I would have gone to complain about all these problems, except it hardly ever makes any difference. Usually you can’t find a managerial person of any kind, and the projectionists seem to resent any intrusion into their sanctum of rest and relaxation. I don’t know why ordinary members of the public don’t complain about this kind of thing more often; perhaps, in this case, they were too busy keeping their children under control.

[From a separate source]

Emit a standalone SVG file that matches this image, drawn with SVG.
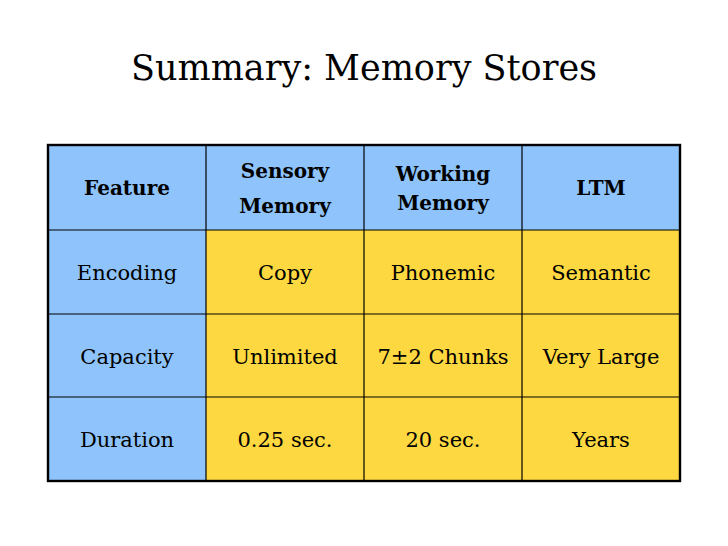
<svg xmlns="http://www.w3.org/2000/svg" width="728" height="546" viewBox="0 0 728 546">
<style>
text{font-family:"DejaVu Serif","Liberation Serif",serif;fill:#000;text-anchor:middle}
.t{font-size:35px}
.h{font-size:20px;font-weight:bold}
.c{font-size:21px}
.blue{fill:#8EC4FB}
.yel{fill:#FDD840}
.ln{stroke:#000;stroke-width:1.2;fill:none}
</style>
<rect width="728" height="546" fill="#fff"/>
<text class="t" x="364" y="80">Summary: Memory Stores</text>
<g id="cells">
<rect class="blue" x="48" y="145" width="632" height="85"/>
<rect class="blue" x="48" y="230" width="158" height="251"/>
<rect class="yel" x="206" y="230" width="474" height="251"/>
</g>
<g id="grid">
<line class="ln" x1="206" y1="145" x2="206" y2="481"/>
<line class="ln" x1="364" y1="145" x2="364" y2="481"/>
<line class="ln" x1="522" y1="145" x2="522" y2="481"/>
<line class="ln" x1="48" y1="230" x2="680" y2="230"/>
<line class="ln" x1="48" y1="314" x2="680" y2="314"/>
<line class="ln" x1="48" y1="397" x2="680" y2="397"/>
<rect x="48" y="145" width="632" height="336" fill="none" stroke="#000" stroke-width="2.4"/>
</g>
<g id="header">
<text class="h" x="127" y="195">Feature</text>
<text class="h" x="285" y="178">Sensory</text>
<text class="h" x="285" y="213">Memory</text>
<text class="h" x="443" y="181">Working</text>
<text class="h" x="443" y="210">Memory</text>
<text class="h" x="601" y="195">LTM</text>
</g>
<g id="row-encoding">
<text class="c" x="127" y="280">Encoding</text>
<text class="c" x="285" y="280">Copy</text>
<text class="c" x="443" y="280">Phonemic</text>
<text class="c" x="601" y="280">Semantic</text>
</g>
<g id="row-capacity">
<text class="c" x="127" y="364">Capacity</text>
<text class="c" x="285" y="364">Unlimited</text>
<text class="c" x="443" y="364">7±2 Chunks</text>
<text class="c" x="601" y="364">Very Large</text>
</g>
<g id="row-duration">
<text class="c" x="127" y="447">Duration</text>
<text class="c" x="285" y="447">0.25 sec.</text>
<text class="c" x="443" y="447">20 sec.</text>
<text class="c" x="601" y="447">Years</text>
</g>
</svg>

Having said all that, and making allowances for the atrocious viewing conditions, Sinbad is a lot of fun. The figure of the piratical rogue travelling the globe and encountering all sorts of supernatural figures is at least as old as the Odyssey, and DreamWorks here have magimixed the basic orientalist story with some bits and bobs from Graeco-Roman mythology. One character, for instance, is named Proteus, though he’s not the shape-shifter of legend (someone should look up the origin of the word “protean”). Then there’s Tartarus, which was the Greeks’ name for the hellish part of the afterlife; here’s it’s the domain of an evil goddess. No wraiths in sight. Such narrative promiscuity is, it would seem, a post-modern tendency: any piece of story will do, regardless of its origins, if it can be made to fit with another story. Salman Rushdie, however, it is not.

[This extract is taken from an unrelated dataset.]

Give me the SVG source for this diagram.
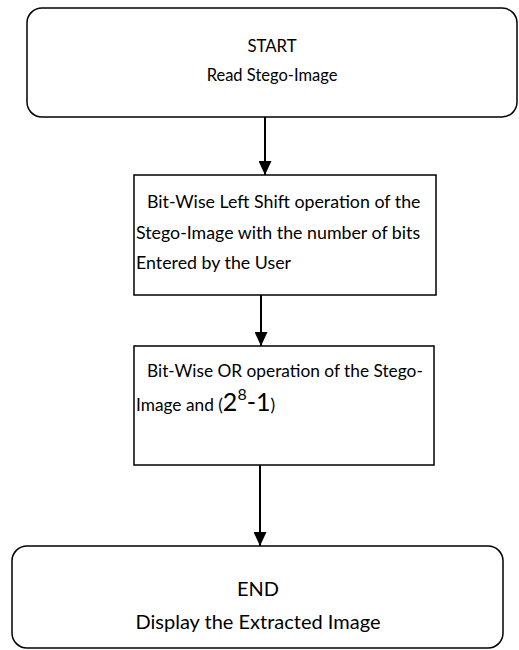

Sinbad (voiced by Brad Pitt, though in what seemed to me a very George Clooney role) is set on stealing the Book of Peace, which, naturally, keeps the whole world in equilibrium and happiness. He wants to hold it for ransom. And he just about gets away with it, but he’s thwarted by his childhood friend Proteus (voiced by Ralph Fiennes) and a sea monster dispatched by Eris, the aforementioned goddess (voiced by Michelle Pfeiffer). Eris, however, has other plans — she still wants to get her hands on the Book of Peace, the idea being to reduce the world to chaos. When she does grab it, it’s up to Sinbad and Proteus’s betrothed, Marina (voice of Catherine Zeta-Jones), to get it back. Sinbad is largely amoral, so Marina has to be his conscience. Behind every successful man…
The movie verily zips along, as it should, with plenty of swashbuckling, bloodless kiddie-violence, as well as a drooling dog that, mercifully, does not speak. The relationship between Sinbad and Marina, as they dodge various hazards, alternates between bristling and coyly sentimental. That’s okay; one doesn’t expect more than recycled clichés tarted up with some state-of-the-art animation.
What is bizarre, though, it seems to me, is the underlying gynaephobia embodied in the seductively evil goddess Eris. This comes to a head, as it were, with Sinbad’s arrival at her realm, the opening to which is a shining vertical slit in the fabric of the universe. On the other side of the slit, as Sinbad and Marina find when they’ve been sucked in, all is hallucinatory chaos. I hope the parents in the audience aren’t going to find that too hard to explain to the kids.